Insurance companies purchase protection, known as reinsurance, to manage their exposure to massive losses. Reinsurers are global firms that absorb a portion of the risk from primary carriers in exchange for a fee. When global catastrophe losses are high, the cost of this reinsurance coverage skyrockets. These elevated reinsurance fees are passed directly down to the consumer in the form of higher policy premiums.
State-level regulatory requirements often mandate that insurers hold higher capital reserves to cover potential future catastrophic losses. This requirement, coupled with increased scrutiny from rating agencies, pressures insurers to generate more revenue through higher premiums.
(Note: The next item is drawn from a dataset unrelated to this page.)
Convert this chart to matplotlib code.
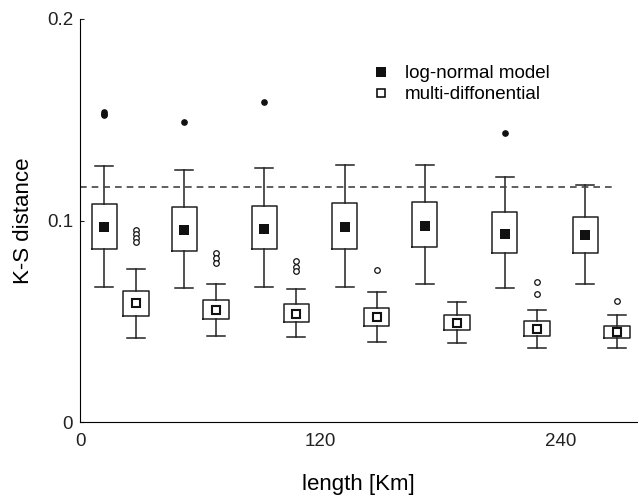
import numpy as np
import matplotlib.pyplot as plt
from matplotlib.lines import Line2D

plt.rcParams['font.family'] = ['Liberation Sans', 'DejaVu Sans']

# box statistics, one entry per length group
lengths = np.arange(7)
pos_log = 12 + 40 * lengths
pos_multi = 28 + 40 * lengths

# log-normal model
log_whislo = [0.0670, 0.0667, 0.0670, 0.0670, 0.0683, 0.0667, 0.0685]
log_q1 = [0.0859, 0.0850, 0.0857, 0.0860, 0.0870, 0.0839, 0.0839]
log_mean = [0.0969, 0.0953, 0.0958, 0.0969, 0.0974, 0.0933, 0.0928]
log_q3 = [0.1082, 0.1065, 0.1074, 0.1087, 0.1090, 0.1042, 0.1019]
log_whishi = [0.1272, 0.1250, 0.1260, 0.1277, 0.1277, 0.1218, 0.1175]
log_fliers = [[0.1538, 0.1530, 0.1524], [0.1490], [0.1588], [], [], [0.1433], []]

# multi-diffonential
mul_whislo = [0.0419, 0.0427, 0.0420, 0.0399, 0.0392, 0.0367, 0.0367]
mul_q1 = [0.0526, 0.0510, 0.0496, 0.0475, 0.0457, 0.0425, 0.0418]
mul_mean = [0.0592, 0.0556, 0.0538, 0.0520, 0.0493, 0.0460, 0.0447]
mul_q3 = [0.0652, 0.0604, 0.0584, 0.0566, 0.0531, 0.0500, 0.0478]
mul_whishi = [0.0759, 0.0686, 0.0658, 0.0644, 0.0594, 0.0557, 0.0531]
mul_fliers = [[0.0953, 0.0933, 0.0912, 0.0892], [0.0839, 0.0816, 0.0790],
              [0.0799, 0.0770, 0.0748], [0.0754], [], [0.0695, 0.0635], [0.0602]]

threshold = 0.1168


def make_stats(lo, q1, mean, q3, hi, fl):
    return [dict(whislo=a, q1=b, med=c, mean=c, q3=d, whishi=e, fliers=f)
            for a, b, c, d, e, f in zip(lo, q1, mean, q3, hi, fl)]


fig = plt.figure(figsize=(6.39, 4.96), dpi=100)
ax = fig.add_axes([0.1252, 0.149, 0.872, 0.8127])

box_style = dict(color='#222222', linewidth=1.1)
line_style = dict(color='#222222', linewidth=1.1)

ax.bxp(make_stats(log_whislo, log_q1, log_mean, log_q3, log_whishi, log_fliers),
       positions=pos_log, widths=12.5, capwidths=9, showmeans=True,
       boxprops=box_style, whiskerprops=line_style, capprops=line_style,
       medianprops=dict(linewidth=0),
       meanprops=dict(marker='s', markersize=7.3, markerfacecolor='#111111',
                      markeredgecolor='#111111', markeredgewidth=0),
       flierprops=dict(marker='o', markersize=3.8, markerfacecolor='#111111',
                       markeredgecolor='#111111'))

ax.bxp(make_stats(mul_whislo, mul_q1, mul_mean, mul_q3, mul_whishi, mul_fliers),
       positions=pos_multi, widths=12.8, capwidths=9, showmeans=True,
       boxprops=box_style, whiskerprops=line_style, capprops=line_style,
       medianprops=dict(linewidth=0),
       meanprops=dict(marker='s', markersize=5.5, markerfacecolor='white',
                      markeredgecolor='#111111', markeredgewidth=1.5),
       flierprops=dict(marker='o', markersize=4, markerfacecolor='white',
                       markeredgecolor='#111111', markeredgewidth=0.9))

ax.plot([0, 266], [threshold, threshold], linestyle=(0, (4, 3)), color='#444444', linewidth=1.2)

handles = [Line2D([], [], linestyle='none', marker='s', markersize=7.3,
                  markerfacecolor='#111111', markeredgecolor='#111111', markeredgewidth=0),
           Line2D([], [], linestyle='none', marker='s', markersize=6,
                  markerfacecolor='white', markeredgecolor='#111111', markeredgewidth=1.2)]
ax.legend(handles, ['log-normal model', 'multi-diffonential'], loc='upper left',
          bbox_to_anchor=(0.5235, 0.885), frameon=False, fontsize=13.5,
          handlelength=1.0, handletextpad=0.75, labelspacing=0.2, borderaxespad=0,
          borderpad=0)

ax.set_xlim(0, 278)
ax.set_ylim(0, 0.2)
ax.set_xticks([0, 120, 240])
ax.set_xticklabels(['0', '120', '240'])
ax.set_yticks([0, 0.1, 0.2])
ax.set_yticklabels(['0', '0.1', '0.2'])
ax.spines['top'].set_visible(False)
ax.spines['right'].set_visible(False)
ax.tick_params(axis='both', direction='in', length=3, labelsize=13.5, colors='#222222')
ax.tick_params(axis='y', pad=5)
ax.tick_params(axis='x', length=0, pad=8)
ax.set_xlabel('length [Km]', fontsize=16, labelpad=17)
ax.set_ylabel('K-S distance', fontsize=16, labelpad=9)

fig.savefig('out.png', dpi=100)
The overall industry view of risk has fundamentally shifted, moving the baseline cost of home protection upward for everyone.
Changes Tied to Your Home and Policy
Claim History
A single claim filed in the past few years can significantly impact the renewal rate, even if the claim was relatively small. Insurers use an industry-wide database to track a property’s loss history. Filing a claim is statistically correlated with a higher probability of filing another claim in the future. This perceived increase in risk exposure often results in a surcharge that can raise the premium by 20% to 40% for the next three to five years.
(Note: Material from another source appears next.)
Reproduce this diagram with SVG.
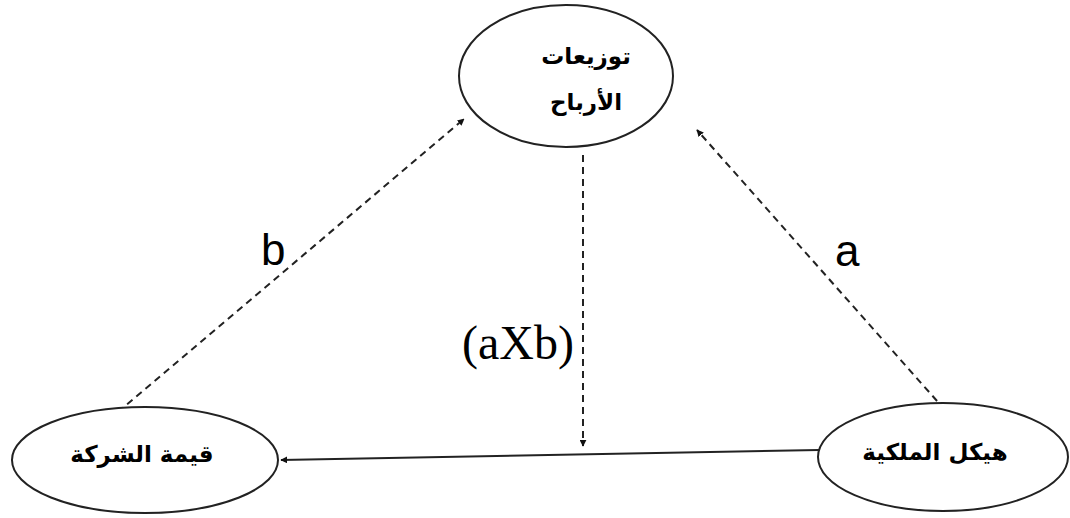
<svg xmlns="http://www.w3.org/2000/svg" width="1070" height="518" viewBox="0 0 1070 518">
<style>
.node{fill:#fff;stroke:#222;stroke-width:2}
.ar{font-family:"DejaVu Sans","Noto Sans",sans-serif;font-weight:bold;font-size:23px;fill:#000;text-anchor:middle}
.lbl{font-family:"Liberation Sans",sans-serif;font-size:44px;fill:#000}
.dash{stroke:#222;stroke-width:2;stroke-dasharray:7,5;fill:none}
.solid{stroke:#222;stroke-width:2;fill:none}
</style>
<defs>
<marker id="ah" viewBox="0 0 10 10" refX="9" refY="5" markerWidth="7" markerHeight="7" markerUnits="userSpaceOnUse" orient="auto">
<path d="M0,0 L10,5 L0,10 z" fill="#111"/>
</marker>
</defs>
<rect width="1070" height="518" fill="#fff"/>
<g id="connectors">
<line class="dash" x1="118" y1="412" x2="464" y2="119" marker-end="url(#ah)"/>
<line class="dash" x1="945" y1="410" x2="697" y2="130" marker-end="url(#ah)"/>
<line class="dash" x1="583" y1="155" x2="583" y2="446" marker-end="url(#ah)"/>
<line class="solid" x1="819" y1="450" x2="281" y2="460" marker-end="url(#ah)"/>
</g>
<g id="node-dividends">
<ellipse class="node" cx="566" cy="76" rx="107" ry="71"/>
<text class="ar" x="586" y="64" direction="rtl">توزيعات</text>
<text class="ar" x="586" y="110" direction="rtl">الأرباح</text>
</g>
<g id="node-firmvalue">
<ellipse class="node" cx="145" cy="460" rx="133" ry="53"/>
<text class="ar" x="142" y="462" direction="rtl">قيمة الشركة</text>
</g>
<g id="node-ownership">
<ellipse class="node" cx="943" cy="457" rx="125" ry="54"/>
<text class="ar" x="935" y="460" direction="rtl">هيكل الملكية</text>
</g>
<g id="labels">
<text class="lbl" x="261" y="265">b</text>
<text class="lbl" x="835" y="266">a</text>
<text class="lbl" x="462" y="359" style="font-family:'Liberation Serif',serif;font-size:48px">(aXb)</text>
</g>
</svg>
Increased Replacement Cost
Insurers frequently update their proprietary software models to recalculate the estimated rebuilding cost of your specific home, often yearly. Due to the systemic inflation in construction costs, this recalculation often results in a higher Dwelling Coverage A limit. While this increased coverage is beneficial, raising the coverage limit directly increases the premium amount. This increase can account for a substantial portion of the overall renewal increase.
Localized Risk Shifts
Even if your home has remained exactly the same, localized risk factors in your immediate area may have shifted the insurer’s assessment. A sudden increase in property crime rates tracked by local police data can lead to higher theft-related premiums for an entire zip code. Similarly, a change in wildfire modeling or updated flood plain maps can re-categorize a neighborhood. This moves the area into a higher risk tier without any direct action from the homeowner.
Expired Discounts
A sudden premium spike can sometimes be attributed to the expiration or removal of policy discounts that were applied previously. Common introductory discounts, such as those for new customers or temporary bundling incentives, often expire after the first year. The loss of a multi-policy discount or a discount tied to a home feature that was removed can create a sharp increase in the subsequent renewal premium.
Underwriting Review
Some insurers conduct a periodic, in-depth underwriting review of older policies, often triggered by a renewal or a minor policy change. This review might uncover previously overlooked risk factors, such as an aging roof or a nearby commercial hazard, leading to the application of new surcharges. The insurer may also adjust the rating based on the home’s age or the age of specific components.
Navigating the High Cost of Renewal
Shop for New Quotes
The most immediate and often most effective action is to seek quotes from at least three to five different insurance carriers upon receiving a high renewal notice. Different companies use varying proprietary risk models. A home considered high-risk by one carrier may be priced much more competitively by another. A robust comparison shop ensures the homeowner is not locked into an overpriced renewal simply out of convenience.
Adjust Deductibles
Policyholders can directly influence their premium by increasing their deductible. This is the out-of-pocket amount paid before coverage begins. Moving from a $500 deductible to a $1,000 or $2,500 deductible can lower the annual premium by 10% to 25%. This strategy requires the homeowner to be financially prepared to cover the higher expense in the event of a loss.
Review Coverage and Mitigate Risk
Homeowners should carefully review their Personal Property Coverage limits to ensure the amount is appropriate for their belongings. Furthermore, installing qualifying safety and mitigation features, such as a centrally monitored fire alarm system or a professional security system, can immediately qualify the policy for substantial discounts. Proactive measures like replacing an older roof can also signal reduced risk to the insurer and lead to more favorable pricing.